#### Exercise material:
* * * * * * *
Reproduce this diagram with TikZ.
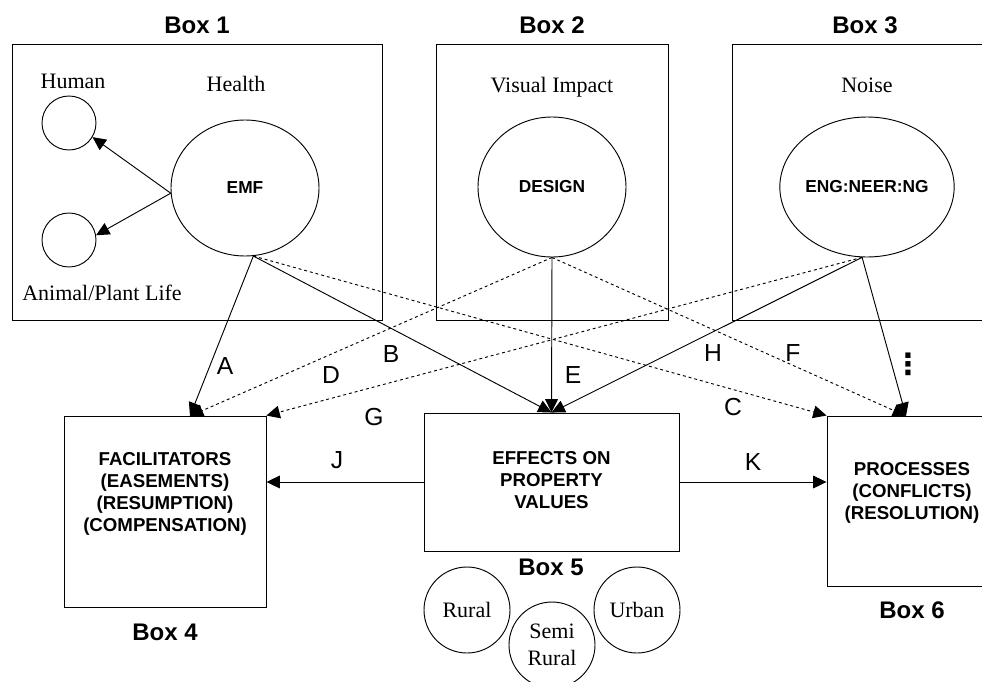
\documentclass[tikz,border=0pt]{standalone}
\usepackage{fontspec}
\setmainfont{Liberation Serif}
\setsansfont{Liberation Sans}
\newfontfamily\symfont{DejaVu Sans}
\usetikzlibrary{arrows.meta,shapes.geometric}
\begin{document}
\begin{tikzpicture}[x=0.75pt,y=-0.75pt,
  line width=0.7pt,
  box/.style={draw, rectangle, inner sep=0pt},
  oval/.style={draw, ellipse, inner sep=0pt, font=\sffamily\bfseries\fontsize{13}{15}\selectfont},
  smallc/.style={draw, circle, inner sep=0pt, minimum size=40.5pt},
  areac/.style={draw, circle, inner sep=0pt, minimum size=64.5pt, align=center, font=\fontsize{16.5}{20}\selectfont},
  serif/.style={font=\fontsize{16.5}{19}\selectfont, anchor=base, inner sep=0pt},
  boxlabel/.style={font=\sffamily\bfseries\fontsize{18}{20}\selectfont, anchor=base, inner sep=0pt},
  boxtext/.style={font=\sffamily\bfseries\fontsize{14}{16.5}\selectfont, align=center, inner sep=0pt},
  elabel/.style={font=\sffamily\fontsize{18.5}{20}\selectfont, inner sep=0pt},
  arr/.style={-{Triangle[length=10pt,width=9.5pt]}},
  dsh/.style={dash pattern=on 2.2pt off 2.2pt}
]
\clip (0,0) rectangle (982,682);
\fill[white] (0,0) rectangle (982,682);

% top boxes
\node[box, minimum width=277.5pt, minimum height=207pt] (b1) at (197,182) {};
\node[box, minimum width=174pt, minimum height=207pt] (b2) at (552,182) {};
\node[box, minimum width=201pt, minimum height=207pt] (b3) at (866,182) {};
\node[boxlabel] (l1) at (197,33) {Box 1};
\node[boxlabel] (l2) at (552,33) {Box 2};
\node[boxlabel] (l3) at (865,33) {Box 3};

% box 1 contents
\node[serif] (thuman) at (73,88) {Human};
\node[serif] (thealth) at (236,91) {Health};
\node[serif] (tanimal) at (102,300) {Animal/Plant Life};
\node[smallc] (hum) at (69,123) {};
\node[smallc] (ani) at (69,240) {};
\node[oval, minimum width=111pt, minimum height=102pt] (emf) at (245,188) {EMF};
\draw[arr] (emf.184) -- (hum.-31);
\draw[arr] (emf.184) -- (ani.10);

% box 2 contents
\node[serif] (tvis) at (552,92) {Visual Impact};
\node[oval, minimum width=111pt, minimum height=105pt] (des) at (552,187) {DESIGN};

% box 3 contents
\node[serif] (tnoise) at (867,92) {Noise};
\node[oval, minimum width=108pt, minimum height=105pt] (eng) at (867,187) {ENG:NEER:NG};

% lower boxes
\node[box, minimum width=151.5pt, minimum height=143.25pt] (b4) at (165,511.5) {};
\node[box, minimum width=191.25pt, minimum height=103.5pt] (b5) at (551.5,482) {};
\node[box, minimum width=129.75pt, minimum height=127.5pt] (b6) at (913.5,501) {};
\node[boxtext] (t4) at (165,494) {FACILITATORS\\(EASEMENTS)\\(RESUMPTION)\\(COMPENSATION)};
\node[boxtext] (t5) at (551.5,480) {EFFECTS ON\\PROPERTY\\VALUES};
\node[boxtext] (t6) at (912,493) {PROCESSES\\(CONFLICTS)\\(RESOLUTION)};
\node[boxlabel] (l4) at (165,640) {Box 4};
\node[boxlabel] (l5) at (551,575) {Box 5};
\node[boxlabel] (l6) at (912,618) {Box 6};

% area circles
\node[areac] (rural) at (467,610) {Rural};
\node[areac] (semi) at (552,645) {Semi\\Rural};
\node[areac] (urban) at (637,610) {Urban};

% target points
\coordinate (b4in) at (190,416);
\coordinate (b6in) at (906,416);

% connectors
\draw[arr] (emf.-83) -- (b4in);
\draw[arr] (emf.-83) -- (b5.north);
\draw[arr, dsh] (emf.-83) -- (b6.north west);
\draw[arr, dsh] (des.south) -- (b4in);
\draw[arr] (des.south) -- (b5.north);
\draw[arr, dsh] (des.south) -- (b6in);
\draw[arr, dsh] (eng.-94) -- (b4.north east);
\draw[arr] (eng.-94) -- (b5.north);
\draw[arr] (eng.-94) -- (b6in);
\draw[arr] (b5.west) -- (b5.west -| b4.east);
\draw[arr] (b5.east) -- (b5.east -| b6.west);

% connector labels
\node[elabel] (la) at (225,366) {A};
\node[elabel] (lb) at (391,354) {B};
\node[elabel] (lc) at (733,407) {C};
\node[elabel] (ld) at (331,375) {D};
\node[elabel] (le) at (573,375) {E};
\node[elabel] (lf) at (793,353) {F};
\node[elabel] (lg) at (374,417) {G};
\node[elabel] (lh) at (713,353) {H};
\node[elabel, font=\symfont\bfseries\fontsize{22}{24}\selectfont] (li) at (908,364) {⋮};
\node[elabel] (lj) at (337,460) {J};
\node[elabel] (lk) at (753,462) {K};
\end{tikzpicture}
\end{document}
* * * * * * *
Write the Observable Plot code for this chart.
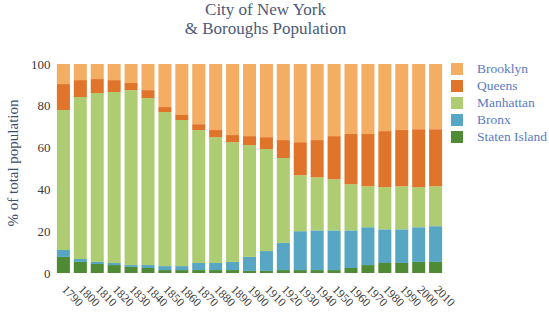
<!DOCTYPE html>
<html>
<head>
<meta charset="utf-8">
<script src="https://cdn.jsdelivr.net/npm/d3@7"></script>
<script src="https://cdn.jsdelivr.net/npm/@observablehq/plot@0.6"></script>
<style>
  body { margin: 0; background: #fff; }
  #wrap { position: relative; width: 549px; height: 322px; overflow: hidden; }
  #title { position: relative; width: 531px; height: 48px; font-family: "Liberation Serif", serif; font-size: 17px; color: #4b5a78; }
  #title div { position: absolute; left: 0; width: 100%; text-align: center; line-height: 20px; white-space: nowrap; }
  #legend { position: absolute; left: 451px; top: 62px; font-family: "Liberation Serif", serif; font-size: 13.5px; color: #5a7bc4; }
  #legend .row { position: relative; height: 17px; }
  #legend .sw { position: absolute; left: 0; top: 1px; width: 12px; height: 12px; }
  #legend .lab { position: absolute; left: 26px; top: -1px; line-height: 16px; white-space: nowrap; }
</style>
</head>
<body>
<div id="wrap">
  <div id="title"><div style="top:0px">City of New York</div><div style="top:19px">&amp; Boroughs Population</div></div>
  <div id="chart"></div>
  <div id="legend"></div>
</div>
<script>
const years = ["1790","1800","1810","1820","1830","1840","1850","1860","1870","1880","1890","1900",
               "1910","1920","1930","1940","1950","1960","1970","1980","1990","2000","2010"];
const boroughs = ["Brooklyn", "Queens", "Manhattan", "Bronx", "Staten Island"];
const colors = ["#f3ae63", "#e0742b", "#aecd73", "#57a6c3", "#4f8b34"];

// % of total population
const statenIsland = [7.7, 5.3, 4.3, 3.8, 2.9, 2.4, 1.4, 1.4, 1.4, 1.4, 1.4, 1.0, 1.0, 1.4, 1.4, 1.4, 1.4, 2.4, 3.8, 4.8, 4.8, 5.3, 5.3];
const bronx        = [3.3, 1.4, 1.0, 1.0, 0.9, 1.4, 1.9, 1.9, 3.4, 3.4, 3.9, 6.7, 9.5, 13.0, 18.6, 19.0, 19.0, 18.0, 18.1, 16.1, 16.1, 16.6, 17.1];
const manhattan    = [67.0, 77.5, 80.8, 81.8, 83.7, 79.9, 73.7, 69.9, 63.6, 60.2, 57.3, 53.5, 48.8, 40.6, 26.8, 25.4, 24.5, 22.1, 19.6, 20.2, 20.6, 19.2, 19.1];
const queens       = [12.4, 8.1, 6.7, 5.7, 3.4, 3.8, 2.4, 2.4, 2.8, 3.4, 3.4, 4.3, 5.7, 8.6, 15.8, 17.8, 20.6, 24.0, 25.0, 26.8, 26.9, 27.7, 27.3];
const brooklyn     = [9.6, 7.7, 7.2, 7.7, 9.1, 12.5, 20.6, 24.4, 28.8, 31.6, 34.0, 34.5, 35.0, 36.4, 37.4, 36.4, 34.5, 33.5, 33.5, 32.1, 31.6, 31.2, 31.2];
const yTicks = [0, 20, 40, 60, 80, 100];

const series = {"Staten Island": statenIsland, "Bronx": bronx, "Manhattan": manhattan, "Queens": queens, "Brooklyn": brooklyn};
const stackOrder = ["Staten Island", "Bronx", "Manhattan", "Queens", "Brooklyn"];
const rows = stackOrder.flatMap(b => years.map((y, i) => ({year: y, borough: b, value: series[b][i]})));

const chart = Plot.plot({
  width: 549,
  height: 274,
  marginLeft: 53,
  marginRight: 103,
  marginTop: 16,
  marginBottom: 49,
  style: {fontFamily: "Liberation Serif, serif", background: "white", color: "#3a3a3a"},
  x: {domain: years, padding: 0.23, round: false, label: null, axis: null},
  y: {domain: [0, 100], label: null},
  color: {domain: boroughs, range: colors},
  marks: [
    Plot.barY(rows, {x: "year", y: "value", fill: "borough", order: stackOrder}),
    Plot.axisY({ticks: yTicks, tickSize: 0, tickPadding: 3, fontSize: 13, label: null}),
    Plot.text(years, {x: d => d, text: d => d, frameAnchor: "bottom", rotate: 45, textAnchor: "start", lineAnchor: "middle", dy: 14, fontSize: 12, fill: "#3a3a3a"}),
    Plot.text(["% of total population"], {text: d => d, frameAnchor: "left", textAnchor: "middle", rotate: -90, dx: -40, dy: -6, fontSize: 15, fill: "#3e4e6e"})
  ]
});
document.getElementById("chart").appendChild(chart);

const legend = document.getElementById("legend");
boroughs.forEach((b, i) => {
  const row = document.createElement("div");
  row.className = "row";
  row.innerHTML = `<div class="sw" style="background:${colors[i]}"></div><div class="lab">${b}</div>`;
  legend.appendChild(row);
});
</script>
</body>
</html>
* * * * * * *
#### Given task:
Report only a number: how many lines in the material above contain the string "chart".

#### Task output:
4